# start of Input

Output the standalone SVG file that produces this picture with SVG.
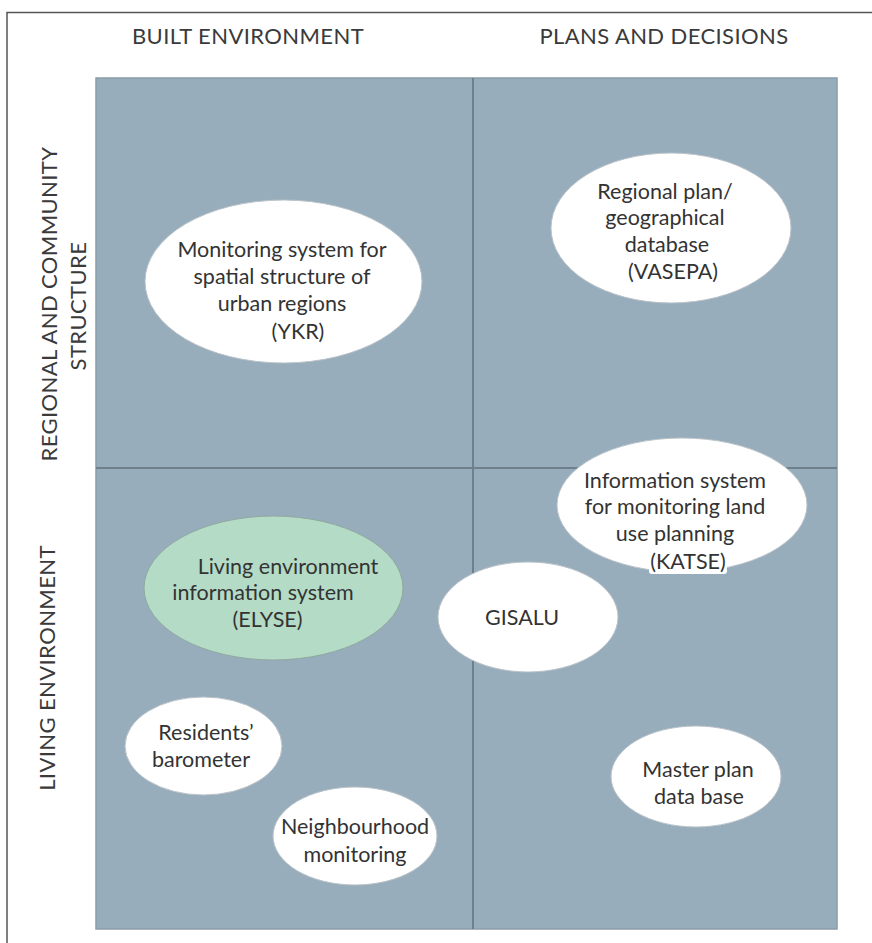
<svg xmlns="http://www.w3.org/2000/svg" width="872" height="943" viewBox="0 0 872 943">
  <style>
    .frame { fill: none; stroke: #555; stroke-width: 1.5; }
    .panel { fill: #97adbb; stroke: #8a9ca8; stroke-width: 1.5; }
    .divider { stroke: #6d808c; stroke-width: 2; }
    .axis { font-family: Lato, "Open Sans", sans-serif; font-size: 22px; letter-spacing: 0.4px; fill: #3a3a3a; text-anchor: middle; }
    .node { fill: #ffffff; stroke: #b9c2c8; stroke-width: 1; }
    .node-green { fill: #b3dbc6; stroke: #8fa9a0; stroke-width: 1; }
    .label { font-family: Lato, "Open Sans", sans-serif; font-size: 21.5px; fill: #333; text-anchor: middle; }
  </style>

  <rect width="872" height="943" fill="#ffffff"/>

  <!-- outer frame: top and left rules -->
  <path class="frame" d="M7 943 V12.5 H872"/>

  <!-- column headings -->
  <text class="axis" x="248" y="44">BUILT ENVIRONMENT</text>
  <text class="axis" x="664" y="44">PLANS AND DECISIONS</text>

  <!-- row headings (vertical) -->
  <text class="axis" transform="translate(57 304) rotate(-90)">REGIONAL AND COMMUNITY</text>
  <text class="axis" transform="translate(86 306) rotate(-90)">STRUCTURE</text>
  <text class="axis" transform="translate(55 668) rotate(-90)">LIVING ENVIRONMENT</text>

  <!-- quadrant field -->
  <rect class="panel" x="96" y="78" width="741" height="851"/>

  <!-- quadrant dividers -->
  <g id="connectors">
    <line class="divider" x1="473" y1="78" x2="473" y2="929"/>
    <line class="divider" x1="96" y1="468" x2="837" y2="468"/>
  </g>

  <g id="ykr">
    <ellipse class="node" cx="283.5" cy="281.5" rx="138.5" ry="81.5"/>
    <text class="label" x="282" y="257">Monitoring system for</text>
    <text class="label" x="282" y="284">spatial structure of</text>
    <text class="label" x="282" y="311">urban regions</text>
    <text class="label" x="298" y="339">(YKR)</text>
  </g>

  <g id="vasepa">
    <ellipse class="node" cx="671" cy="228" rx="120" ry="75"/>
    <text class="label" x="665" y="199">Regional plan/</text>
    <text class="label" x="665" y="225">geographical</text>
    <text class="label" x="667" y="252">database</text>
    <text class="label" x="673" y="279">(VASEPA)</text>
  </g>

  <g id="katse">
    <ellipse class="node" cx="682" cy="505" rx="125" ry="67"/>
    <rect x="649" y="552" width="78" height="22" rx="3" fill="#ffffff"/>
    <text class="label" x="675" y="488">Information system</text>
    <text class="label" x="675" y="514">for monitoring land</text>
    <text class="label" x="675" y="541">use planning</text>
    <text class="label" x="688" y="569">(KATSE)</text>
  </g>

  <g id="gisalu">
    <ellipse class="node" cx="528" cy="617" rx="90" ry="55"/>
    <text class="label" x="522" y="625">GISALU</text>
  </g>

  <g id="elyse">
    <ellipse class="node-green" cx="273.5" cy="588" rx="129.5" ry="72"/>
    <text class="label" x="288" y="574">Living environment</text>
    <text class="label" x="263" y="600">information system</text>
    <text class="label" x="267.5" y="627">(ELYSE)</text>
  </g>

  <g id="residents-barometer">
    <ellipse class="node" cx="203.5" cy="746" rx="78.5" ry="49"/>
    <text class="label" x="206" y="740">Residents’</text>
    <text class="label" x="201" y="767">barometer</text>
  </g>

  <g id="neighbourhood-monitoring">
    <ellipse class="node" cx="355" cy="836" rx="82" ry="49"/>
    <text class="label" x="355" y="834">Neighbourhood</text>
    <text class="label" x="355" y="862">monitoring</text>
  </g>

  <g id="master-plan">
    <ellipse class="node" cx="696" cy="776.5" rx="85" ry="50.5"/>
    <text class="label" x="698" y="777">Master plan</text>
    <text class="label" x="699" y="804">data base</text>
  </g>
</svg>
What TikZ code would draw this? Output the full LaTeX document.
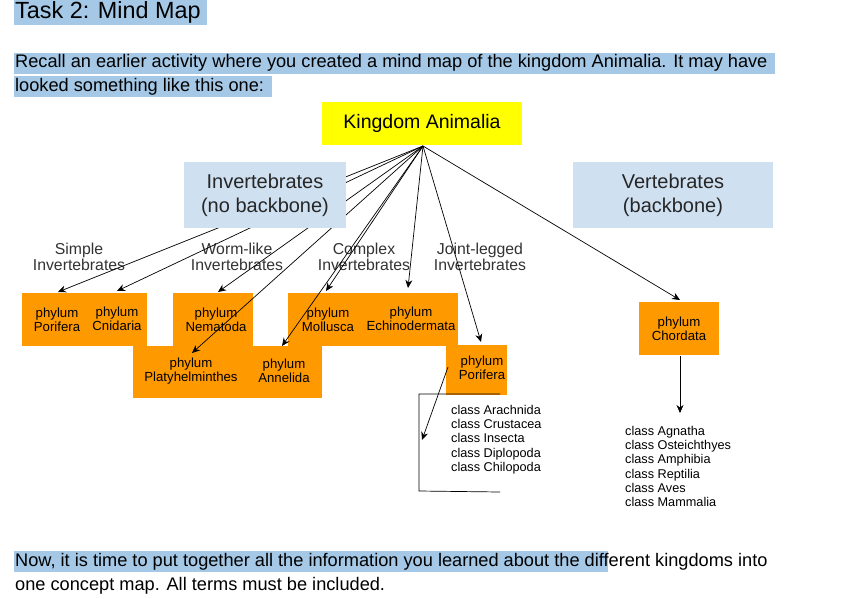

# end of Input

# Given request:
Repeat each entry exactly. Pictures do not belong in the copy.

# Result for this exercise:
Output the standalone SVG file that produces this picture with SVG.
<svg xmlns="http://www.w3.org/2000/svg" width="872" height="943" viewBox="0 0 872 943">
  <style>
    .frame { fill: none; stroke: #555; stroke-width: 1.5; }
    .panel { fill: #97adbb; stroke: #8a9ca8; stroke-width: 1.5; }
    .divider { stroke: #6d808c; stroke-width: 2; }
    .axis { font-family: Lato, "Open Sans", sans-serif; font-size: 22px; letter-spacing: 0.4px; fill: #3a3a3a; text-anchor: middle; }
    .node { fill: #ffffff; stroke: #b9c2c8; stroke-width: 1; }
    .node-green { fill: #b3dbc6; stroke: #8fa9a0; stroke-width: 1; }
    .label { font-family: Lato, "Open Sans", sans-serif; font-size: 21.5px; fill: #333; text-anchor: middle; }
  </style>

  <rect width="872" height="943" fill="#ffffff"/>

  <!-- outer frame: top and left rules -->
  <path class="frame" d="M7 943 V12.5 H872"/>

  <!-- column headings -->
  <text class="axis" x="248" y="44">BUILT ENVIRONMENT</text>
  <text class="axis" x="664" y="44">PLANS AND DECISIONS</text>

  <!-- row headings (vertical) -->
  <text class="axis" transform="translate(57 304) rotate(-90)">REGIONAL AND COMMUNITY</text>
  <text class="axis" transform="translate(86 306) rotate(-90)">STRUCTURE</text>
  <text class="axis" transform="translate(55 668) rotate(-90)">LIVING ENVIRONMENT</text>

  <!-- quadrant field -->
  <rect class="panel" x="96" y="78" width="741" height="851"/>

  <!-- quadrant dividers -->
  <g id="connectors">
    <line class="divider" x1="473" y1="78" x2="473" y2="929"/>
    <line class="divider" x1="96" y1="468" x2="837" y2="468"/>
  </g>

  <g id="ykr">
    <ellipse class="node" cx="283.5" cy="281.5" rx="138.5" ry="81.5"/>
    <text class="label" x="282" y="257">Monitoring system for</text>
    <text class="label" x="282" y="284">spatial structure of</text>
    <text class="label" x="282" y="311">urban regions</text>
    <text class="label" x="298" y="339">(YKR)</text>
  </g>

  <g id="vasepa">
    <ellipse class="node" cx="671" cy="228" rx="120" ry="75"/>
    <text class="label" x="665" y="199">Regional plan/</text>
    <text class="label" x="665" y="225">geographical</text>
    <text class="label" x="667" y="252">database</text>
    <text class="label" x="673" y="279">(VASEPA)</text>
  </g>

  <g id="katse">
    <ellipse class="node" cx="682" cy="505" rx="125" ry="67"/>
    <rect x="649" y="552" width="78" height="22" rx="3" fill="#ffffff"/>
    <text class="label" x="675" y="488">Information system</text>
    <text class="label" x="675" y="514">for monitoring land</text>
    <text class="label" x="675" y="541">use planning</text>
    <text class="label" x="688" y="569">(KATSE)</text>
  </g>

  <g id="gisalu">
    <ellipse class="node" cx="528" cy="617" rx="90" ry="55"/>
    <text class="label" x="522" y="625">GISALU</text>
  </g>

  <g id="elyse">
    <ellipse class="node-green" cx="273.5" cy="588" rx="129.5" ry="72"/>
    <text class="label" x="288" y="574">Living environment</text>
    <text class="label" x="263" y="600">information system</text>
    <text class="label" x="267.5" y="627">(ELYSE)</text>
  </g>

  <g id="residents-barometer">
    <ellipse class="node" cx="203.5" cy="746" rx="78.5" ry="49"/>
    <text class="label" x="206" y="740">Residents’</text>
    <text class="label" x="201" y="767">barometer</text>
  </g>

  <g id="neighbourhood-monitoring">
    <ellipse class="node" cx="355" cy="836" rx="82" ry="49"/>
    <text class="label" x="355" y="834">Neighbourhood</text>
    <text class="label" x="355" y="862">monitoring</text>
  </g>

  <g id="master-plan">
    <ellipse class="node" cx="696" cy="776.5" rx="85" ry="50.5"/>
    <text class="label" x="698" y="777">Master plan</text>
    <text class="label" x="699" y="804">data base</text>
  </g>
</svg>
What TikZ code would draw this? Output the full LaTeX document.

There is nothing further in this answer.